Dopo quella performance, Mason ha continuato a collaborare saltuariamente con Gilmour, mentre si è impegnato nella preservazione dell’eredità dei Pink Floyd. Il suo impegno si è manifestato non solo in termini musicali, ma anche curando mostre come The Pink Floyd Exhibition: Their Mortal Remains, di cui è stato promotore e guida appassionata.
Nel 2018, ha fondato il progetto Nick Mason's Saucerful of Secrets, con cui ha riportato in scena i brani del primo periodo floydiano, spesso dimenticati nei grandi tour. Un omaggio a Syd Barrett, ma anche una dichiarazione d’amore verso le radici più psichedeliche e sperimentali del gruppo.
Nick Mason oggi: oltre la leggenda
A più di cinquant’anni dal debutto dei Pink Floyd, Nick Mason rimane una figura fondamentale nella storia del rock.
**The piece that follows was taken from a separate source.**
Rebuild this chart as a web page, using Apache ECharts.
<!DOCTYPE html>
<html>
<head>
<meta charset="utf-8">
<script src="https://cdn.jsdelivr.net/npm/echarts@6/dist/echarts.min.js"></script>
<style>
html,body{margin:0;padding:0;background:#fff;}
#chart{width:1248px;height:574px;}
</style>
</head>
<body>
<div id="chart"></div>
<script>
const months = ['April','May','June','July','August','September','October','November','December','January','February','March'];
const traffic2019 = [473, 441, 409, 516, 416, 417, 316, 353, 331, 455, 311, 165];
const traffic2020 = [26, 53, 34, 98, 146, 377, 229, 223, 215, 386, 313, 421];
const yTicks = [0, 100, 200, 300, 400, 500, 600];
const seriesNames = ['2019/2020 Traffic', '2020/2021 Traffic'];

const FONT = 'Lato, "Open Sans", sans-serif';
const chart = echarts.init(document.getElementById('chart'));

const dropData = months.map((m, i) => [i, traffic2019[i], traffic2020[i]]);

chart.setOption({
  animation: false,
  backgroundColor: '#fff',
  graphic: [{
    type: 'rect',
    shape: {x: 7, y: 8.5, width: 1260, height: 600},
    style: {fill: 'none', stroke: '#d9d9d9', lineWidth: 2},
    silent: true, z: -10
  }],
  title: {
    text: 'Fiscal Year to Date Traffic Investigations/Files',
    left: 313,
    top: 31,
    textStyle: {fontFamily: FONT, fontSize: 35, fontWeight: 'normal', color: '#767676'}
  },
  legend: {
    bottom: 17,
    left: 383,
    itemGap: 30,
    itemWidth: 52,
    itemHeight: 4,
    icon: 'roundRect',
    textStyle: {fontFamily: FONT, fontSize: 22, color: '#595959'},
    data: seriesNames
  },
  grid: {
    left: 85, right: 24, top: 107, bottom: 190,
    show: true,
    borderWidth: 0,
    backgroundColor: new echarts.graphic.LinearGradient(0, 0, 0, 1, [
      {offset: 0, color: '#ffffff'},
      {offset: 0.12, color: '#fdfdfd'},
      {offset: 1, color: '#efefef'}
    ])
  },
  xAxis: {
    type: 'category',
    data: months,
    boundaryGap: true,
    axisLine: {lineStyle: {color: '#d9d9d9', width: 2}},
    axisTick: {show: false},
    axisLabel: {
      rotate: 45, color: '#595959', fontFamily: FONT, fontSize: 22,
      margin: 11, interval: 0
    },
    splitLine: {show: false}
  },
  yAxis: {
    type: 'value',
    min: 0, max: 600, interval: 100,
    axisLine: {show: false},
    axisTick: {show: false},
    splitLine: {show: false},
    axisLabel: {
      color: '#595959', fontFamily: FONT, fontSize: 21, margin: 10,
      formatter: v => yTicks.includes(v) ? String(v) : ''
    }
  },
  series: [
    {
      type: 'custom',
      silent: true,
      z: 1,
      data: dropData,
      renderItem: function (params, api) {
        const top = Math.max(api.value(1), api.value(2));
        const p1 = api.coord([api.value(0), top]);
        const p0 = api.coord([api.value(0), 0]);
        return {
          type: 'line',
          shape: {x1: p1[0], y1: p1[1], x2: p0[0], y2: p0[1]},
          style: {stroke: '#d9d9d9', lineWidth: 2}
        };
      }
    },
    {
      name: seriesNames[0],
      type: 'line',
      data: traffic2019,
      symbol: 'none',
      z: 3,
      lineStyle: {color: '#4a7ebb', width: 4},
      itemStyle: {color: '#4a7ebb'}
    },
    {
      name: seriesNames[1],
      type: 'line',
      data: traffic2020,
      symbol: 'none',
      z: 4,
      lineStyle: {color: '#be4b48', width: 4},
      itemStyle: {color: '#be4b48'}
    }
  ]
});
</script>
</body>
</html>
La sua presenza costante in ogni album della band ne fa l’unico membro ad aver attraversato tutte le fasi del gruppo, dalla psichedelia di The Piper at the Gates of Dawn alle ultime atmosfere di The Endless River.
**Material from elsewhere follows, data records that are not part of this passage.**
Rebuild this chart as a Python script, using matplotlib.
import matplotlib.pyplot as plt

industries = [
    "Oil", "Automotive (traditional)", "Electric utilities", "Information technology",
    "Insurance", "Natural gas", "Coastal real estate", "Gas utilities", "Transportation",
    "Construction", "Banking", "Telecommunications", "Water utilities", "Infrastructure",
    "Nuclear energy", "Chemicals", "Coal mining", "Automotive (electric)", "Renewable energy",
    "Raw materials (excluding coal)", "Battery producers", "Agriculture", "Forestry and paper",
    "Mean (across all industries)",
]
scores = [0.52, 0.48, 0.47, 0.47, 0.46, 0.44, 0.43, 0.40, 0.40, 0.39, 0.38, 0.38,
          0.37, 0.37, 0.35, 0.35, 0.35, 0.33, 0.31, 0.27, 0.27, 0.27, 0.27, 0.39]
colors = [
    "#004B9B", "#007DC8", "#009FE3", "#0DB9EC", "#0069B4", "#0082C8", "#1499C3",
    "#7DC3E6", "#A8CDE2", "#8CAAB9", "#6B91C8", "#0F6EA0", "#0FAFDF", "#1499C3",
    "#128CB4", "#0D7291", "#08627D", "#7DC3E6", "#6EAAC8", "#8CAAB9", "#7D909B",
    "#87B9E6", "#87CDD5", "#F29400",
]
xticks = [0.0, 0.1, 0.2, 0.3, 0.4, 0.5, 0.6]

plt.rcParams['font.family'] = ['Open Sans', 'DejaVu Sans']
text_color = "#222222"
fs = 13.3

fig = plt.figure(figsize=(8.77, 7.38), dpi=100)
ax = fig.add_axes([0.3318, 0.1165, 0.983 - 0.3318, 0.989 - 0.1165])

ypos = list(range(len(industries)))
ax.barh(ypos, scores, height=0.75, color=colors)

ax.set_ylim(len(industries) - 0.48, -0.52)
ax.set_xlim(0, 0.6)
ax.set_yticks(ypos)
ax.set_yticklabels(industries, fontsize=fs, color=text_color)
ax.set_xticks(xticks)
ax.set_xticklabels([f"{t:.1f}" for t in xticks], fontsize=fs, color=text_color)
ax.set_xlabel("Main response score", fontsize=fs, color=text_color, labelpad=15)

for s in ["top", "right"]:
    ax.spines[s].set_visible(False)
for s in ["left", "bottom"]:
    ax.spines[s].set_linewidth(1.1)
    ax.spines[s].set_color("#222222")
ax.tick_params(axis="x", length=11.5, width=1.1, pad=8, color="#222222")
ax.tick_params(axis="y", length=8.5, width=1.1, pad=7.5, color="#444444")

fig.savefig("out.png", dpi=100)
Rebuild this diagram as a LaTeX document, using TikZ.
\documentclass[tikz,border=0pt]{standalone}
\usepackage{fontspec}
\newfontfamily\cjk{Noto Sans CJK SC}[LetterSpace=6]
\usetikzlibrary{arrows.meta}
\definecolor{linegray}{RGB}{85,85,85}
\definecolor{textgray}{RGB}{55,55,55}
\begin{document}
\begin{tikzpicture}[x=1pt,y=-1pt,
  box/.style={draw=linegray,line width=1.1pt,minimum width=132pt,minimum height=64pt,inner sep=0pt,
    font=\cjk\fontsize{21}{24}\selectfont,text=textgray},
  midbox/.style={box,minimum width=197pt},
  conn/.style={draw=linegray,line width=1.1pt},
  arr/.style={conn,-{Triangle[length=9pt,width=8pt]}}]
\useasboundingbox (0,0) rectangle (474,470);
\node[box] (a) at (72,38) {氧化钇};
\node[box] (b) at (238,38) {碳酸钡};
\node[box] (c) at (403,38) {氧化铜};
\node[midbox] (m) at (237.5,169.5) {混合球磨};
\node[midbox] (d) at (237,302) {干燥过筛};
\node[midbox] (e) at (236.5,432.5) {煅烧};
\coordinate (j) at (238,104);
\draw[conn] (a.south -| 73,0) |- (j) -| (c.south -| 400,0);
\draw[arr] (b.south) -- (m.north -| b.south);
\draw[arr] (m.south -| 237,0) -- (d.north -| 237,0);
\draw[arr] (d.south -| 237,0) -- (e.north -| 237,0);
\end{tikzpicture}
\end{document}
Uomo di equilibrio, Mason è stato il legante silenzioso tra le forti personalità dei compagni, il custode della continuità sonora e storica della band. La sua carriera dimostra come non sia sempre necessario primeggiare per lasciare un segno profondo: basta essere essenziali, coerenti e appassionati.
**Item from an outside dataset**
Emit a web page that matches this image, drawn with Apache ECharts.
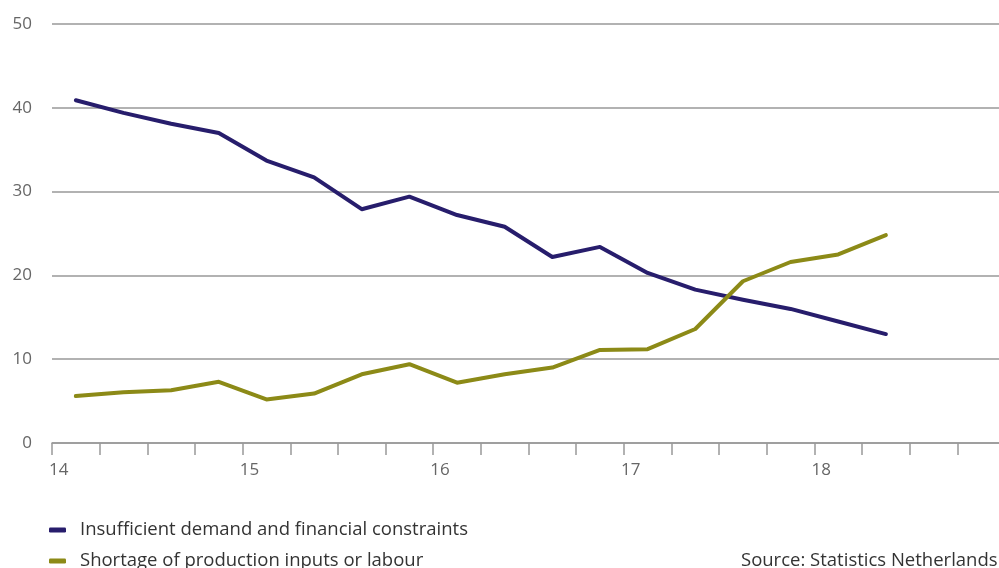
<!DOCTYPE html>
<html>
<head>
<meta charset="utf-8">
<script src="https://cdn.jsdelivr.net/npm/echarts@6/dist/echarts.min.js"></script>
<style>html,body{margin:0;padding:0;background:#fff}#c{width:999px;height:568px}</style>
</head>
<body>
<div id="c"></div>
<script>
var quarters = ['2014Q1','2014Q2','2014Q3','2014Q4','2015Q1','2015Q2','2015Q3','2015Q4','2016Q1','2016Q2','2016Q3','2016Q4','2017Q1','2017Q2','2017Q3','2017Q4','2018Q1','2018Q2','2018Q3','2018Q4'];
var yearLabels = ['14','15','16','17','18'];
var demand = [40.9, 39.4, 38.1, 37.0, 33.7, 31.7, 27.9, 29.4, 27.2, 25.8, 22.2, 23.4, 20.3, 18.3, 17.1, 16.0, 14.5, 13.0];
var shortage = [5.6, 6.05, 6.3, 7.3, 5.2, 5.9, 8.2, 9.4, 7.2, 8.2, 9.0, 11.1, 11.2, 13.6, 19.3, 21.6, 22.5, 24.8];
var yTicks = [0, 10, 20, 30, 40, 50];
var names = ['Insufficient demand and financial constraints', 'Shortage of production inputs or labour'];

var FONT = 'Open Sans';
var legendBase = {
  orient: 'horizontal', left: 49,
  itemWidth: 17, itemHeight: 5, icon: 'roundRect', padding: 0,
  textStyle: {color: '#333', fontSize: 18.5, fontFamily: FONT, lineHeight: 22, padding: [0, 0, 0, 9]}
};
var chart = echarts.init(document.getElementById('c'));
chart.setOption({
  animation: false,
  grid: {left: 52, top: 24, width: 953, height: 419, containLabel: false, outerBoundsMode: 'none'},
  xAxis: {
    type: 'category',
    data: quarters,
    boundaryGap: true,
    axisLine: {show: true, lineStyle: {color: '#999', width: 1.5}},
    axisTick: {show: true, interval: 0, alignWithLabel: false, length: 12, lineStyle: {color: '#999', width: 1.5}},
    axisLabel: {
      interval: function (i) { return i % 4 === 0; },
      formatter: function (v, i) { return yearLabels[Math.floor(i / 4)]; },
      color: '#666', fontSize: 17, fontFamily: FONT, margin: 19,
      padding: [0, 34, 0, 0]
    },
    splitLine: {show: false}
  },
  yAxis: {
    type: 'value', min: 0, max: 50, interval: 10,
    axisLine: {show: false}, axisTick: {show: false},
    axisLabel: {color: '#666', fontSize: 17, fontFamily: FONT, margin: 20,
      formatter: function (v) { return yTicks.indexOf(v) >= 0 ? String(v) : ''; }},
    splitLine: {lineStyle: {color: '#999', width: 1.5}}
  },
  legend: [
    Object.assign({}, legendBase, {top: 519, data: [names[0]]}),
    Object.assign({}, legendBase, {top: 550, data: [names[1]]})
  ],
  series: [
    {name: names[0], type: 'line', data: demand,
      symbol: 'none', lineStyle: {color: '#271d6c', width: 4, cap: 'round', join: 'round'}, itemStyle: {color: '#271d6c'}},
    {name: names[1], type: 'line', data: shortage,
      symbol: 'none', lineStyle: {color: '#8c8a17', width: 4, cap: 'round', join: 'round'}, itemStyle: {color: '#8c8a17'}}
  ],
  graphic: [{
    type: 'text', left: 741, top: 550,
    style: {text: 'Source: Statistics Netherlands', fill: '#333', font: '18.5px "Open Sans"', lineHeight: 22}
  }]
});
</script>
</body>
</html>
Il suo contributo al sound floydiano è stato spesso sottovalutato, ma la sua influenza è oggi riconosciuta da musicisti e critici di tutto il mondo. Dai ritmi sincopati alle soluzioni dinamiche in studio, Mason ha elevato il ruolo del batterista da semplice accompagnatore a narratore musicale.
Un tributo necessario
Parlare dei Pink Floyd senza parlare di Nick Mason sarebbe un’ingiustizia storica. La sua dedizione, la sua eleganza stilistica e la sua capacità di innovare senza tradire l’anima della band lo rendono un esempio raro di umiltà e grandezza artistica.
Mentre continua a esibirsi e a custodire l’eredità dei Pink Floyd con Saucerful of Secrets, Mason ci ricorda che la musica è anche costruzione collettiva, ascolto reciproco e pazienza. E forse proprio per questo, nella sua apparente discrezione, Nick Mason è il vero cuore ritmico dei Pink Floyd.